When a Professional Agent Makes More Sense

Serving as your own statutory agent costs nothing and works fine for many single-member LLCs and small corporations where the owner works from a consistent Arizona address. But there are common situations where paying for a professional service is worth the annual cost, which typically runs between $100 and $300 per year:

  • You work away from your registered address most days. If a process server can’t find you reliably, you risk missing a lawsuit deadline. A professional service maintains staffed offices during business hours specifically for this purpose.
  • You want your home address off public records. A professional agent’s address appears on the ACC filing instead of yours, keeping your residence out of state databases and the data-broker ecosystem that feeds on them.
  • You operate in multiple states. Each state where your business is registered requires a statutory or registered agent with a physical address in that state. Managing separate addresses yourself across state lines gets unwieldy fast.
  • You travel frequently or live part-time outside Arizona. The residency and availability expectations don’t accommodate snowbirds or digital nomads well. A missed service of process during a two-month absence can default a lawsuit against you.

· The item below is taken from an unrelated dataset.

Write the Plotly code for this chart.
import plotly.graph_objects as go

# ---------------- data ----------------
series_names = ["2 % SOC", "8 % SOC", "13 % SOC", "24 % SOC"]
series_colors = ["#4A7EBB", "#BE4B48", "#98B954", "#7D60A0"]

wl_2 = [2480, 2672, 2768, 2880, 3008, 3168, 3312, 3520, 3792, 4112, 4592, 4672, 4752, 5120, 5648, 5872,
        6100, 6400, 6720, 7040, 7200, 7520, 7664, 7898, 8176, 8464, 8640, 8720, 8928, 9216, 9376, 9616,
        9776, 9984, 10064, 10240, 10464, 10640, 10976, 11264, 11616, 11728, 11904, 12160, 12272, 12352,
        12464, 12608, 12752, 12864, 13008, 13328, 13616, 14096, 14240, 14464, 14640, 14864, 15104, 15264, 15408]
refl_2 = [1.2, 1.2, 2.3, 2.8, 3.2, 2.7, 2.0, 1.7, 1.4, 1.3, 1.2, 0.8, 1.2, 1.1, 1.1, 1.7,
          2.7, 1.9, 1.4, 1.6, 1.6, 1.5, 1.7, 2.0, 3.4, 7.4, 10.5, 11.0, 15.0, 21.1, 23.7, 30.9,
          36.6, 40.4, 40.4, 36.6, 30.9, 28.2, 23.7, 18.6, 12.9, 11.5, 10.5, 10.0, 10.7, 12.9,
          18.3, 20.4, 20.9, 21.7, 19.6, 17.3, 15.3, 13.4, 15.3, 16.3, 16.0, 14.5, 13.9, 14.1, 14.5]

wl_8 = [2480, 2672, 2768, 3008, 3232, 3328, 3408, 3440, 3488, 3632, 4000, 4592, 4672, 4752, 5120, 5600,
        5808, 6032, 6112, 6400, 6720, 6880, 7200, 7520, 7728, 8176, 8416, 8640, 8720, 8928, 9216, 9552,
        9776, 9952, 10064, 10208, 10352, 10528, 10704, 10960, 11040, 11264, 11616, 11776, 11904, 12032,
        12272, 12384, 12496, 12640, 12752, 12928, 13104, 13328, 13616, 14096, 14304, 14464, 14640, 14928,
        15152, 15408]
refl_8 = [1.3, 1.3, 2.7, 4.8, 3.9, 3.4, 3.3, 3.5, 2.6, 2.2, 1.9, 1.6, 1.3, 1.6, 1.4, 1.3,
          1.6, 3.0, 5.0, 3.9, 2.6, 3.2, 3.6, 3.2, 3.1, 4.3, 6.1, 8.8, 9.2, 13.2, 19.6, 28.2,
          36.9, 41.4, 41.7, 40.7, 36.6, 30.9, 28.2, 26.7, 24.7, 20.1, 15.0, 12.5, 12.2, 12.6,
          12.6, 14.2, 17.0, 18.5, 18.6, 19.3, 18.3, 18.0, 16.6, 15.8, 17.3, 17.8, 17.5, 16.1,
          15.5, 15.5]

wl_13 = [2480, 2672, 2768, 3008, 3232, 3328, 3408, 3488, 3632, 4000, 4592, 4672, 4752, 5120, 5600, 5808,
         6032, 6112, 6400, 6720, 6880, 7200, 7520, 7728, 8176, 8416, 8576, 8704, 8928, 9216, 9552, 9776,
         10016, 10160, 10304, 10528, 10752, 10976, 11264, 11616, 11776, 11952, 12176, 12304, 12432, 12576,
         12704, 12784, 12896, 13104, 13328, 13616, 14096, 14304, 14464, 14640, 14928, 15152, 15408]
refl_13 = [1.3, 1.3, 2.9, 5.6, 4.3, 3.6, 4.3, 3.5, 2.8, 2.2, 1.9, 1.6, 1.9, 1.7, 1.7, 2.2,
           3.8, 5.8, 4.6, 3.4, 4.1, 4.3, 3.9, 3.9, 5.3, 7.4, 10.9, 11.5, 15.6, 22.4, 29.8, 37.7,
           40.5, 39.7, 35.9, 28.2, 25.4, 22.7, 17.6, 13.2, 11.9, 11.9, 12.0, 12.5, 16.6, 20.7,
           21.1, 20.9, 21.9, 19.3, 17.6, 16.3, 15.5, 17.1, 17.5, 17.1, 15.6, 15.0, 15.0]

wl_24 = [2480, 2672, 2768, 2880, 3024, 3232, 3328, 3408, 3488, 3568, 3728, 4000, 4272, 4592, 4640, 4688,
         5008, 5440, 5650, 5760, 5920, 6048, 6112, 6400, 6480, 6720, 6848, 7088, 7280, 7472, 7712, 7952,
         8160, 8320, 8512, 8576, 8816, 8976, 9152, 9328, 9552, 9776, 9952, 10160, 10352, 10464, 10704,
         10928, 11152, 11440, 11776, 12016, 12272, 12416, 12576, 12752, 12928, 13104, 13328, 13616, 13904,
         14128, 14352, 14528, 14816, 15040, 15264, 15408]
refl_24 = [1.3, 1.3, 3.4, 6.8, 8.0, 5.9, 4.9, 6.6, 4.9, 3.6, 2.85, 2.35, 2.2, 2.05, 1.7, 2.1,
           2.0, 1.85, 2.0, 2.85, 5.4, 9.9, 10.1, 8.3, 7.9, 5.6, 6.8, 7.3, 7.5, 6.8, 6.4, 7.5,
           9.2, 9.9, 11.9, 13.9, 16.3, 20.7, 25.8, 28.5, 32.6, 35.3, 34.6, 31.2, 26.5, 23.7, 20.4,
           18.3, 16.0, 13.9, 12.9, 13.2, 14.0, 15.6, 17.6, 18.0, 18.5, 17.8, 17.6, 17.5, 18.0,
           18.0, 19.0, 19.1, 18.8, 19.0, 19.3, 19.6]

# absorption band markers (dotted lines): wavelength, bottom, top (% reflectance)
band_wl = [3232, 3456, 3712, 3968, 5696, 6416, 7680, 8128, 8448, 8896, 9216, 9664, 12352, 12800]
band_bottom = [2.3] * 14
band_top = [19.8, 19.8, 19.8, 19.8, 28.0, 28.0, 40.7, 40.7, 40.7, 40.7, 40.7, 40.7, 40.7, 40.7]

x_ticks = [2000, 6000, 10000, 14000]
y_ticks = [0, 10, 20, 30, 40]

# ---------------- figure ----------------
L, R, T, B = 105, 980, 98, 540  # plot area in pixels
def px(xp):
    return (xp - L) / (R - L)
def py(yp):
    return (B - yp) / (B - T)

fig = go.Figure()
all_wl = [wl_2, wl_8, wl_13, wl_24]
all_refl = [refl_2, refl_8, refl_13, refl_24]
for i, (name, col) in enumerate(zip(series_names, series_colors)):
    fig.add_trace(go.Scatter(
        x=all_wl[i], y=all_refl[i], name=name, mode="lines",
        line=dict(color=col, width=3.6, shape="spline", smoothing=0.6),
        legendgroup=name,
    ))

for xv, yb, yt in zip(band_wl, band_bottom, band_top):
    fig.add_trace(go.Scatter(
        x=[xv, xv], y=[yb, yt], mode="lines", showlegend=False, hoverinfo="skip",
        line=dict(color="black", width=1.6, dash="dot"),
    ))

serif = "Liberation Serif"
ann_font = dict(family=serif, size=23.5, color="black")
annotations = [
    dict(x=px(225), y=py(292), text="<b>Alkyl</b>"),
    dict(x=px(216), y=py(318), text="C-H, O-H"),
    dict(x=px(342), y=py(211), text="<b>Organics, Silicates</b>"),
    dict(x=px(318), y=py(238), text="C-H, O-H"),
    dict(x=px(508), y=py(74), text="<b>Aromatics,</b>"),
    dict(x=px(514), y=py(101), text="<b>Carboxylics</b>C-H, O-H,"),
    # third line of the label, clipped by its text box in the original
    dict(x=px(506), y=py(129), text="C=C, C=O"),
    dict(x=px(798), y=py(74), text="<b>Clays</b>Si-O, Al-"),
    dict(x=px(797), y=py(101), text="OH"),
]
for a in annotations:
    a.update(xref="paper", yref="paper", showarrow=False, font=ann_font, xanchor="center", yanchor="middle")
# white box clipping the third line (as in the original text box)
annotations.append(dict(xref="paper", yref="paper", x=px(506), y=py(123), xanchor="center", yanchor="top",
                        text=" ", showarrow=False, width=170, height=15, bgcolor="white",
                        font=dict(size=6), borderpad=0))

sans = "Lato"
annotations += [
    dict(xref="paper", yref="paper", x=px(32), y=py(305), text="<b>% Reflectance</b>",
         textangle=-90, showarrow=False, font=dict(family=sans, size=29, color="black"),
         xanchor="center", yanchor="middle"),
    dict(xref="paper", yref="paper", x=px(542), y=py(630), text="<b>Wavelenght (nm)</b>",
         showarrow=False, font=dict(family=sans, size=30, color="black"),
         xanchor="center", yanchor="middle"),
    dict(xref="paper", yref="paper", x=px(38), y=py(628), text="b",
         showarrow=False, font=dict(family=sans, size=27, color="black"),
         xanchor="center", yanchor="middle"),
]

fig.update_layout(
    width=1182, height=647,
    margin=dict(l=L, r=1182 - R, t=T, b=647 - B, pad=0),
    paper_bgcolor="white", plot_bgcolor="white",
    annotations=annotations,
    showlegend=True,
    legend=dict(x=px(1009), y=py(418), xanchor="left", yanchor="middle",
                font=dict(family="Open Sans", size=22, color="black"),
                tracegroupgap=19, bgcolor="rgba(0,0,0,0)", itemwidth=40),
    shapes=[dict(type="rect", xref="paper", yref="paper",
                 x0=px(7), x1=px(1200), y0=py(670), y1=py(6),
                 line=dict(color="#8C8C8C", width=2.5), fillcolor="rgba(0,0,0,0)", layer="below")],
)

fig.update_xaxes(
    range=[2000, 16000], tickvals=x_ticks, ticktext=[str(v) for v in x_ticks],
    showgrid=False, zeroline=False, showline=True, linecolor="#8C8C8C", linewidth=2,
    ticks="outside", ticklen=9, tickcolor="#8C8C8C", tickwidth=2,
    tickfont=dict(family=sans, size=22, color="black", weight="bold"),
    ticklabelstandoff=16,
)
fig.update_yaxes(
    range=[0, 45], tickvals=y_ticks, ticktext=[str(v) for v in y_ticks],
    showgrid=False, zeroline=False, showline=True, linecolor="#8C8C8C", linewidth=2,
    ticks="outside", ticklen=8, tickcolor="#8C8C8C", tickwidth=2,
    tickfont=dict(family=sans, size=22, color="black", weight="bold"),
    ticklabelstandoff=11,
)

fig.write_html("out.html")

For corporations specifically, keep in mind that Arizona requires annual reports filed with the ACC, and the ACC sends notices about those reports to the statutory agent’s address. LLCs don’t have this annual report obligation, which slightly reduces the compliance pressure on a self-appointed LLC agent. Either way, the statutory agent’s address is where the ACC directs official communications, so whoever holds that role needs to actually be monitoring what arrives.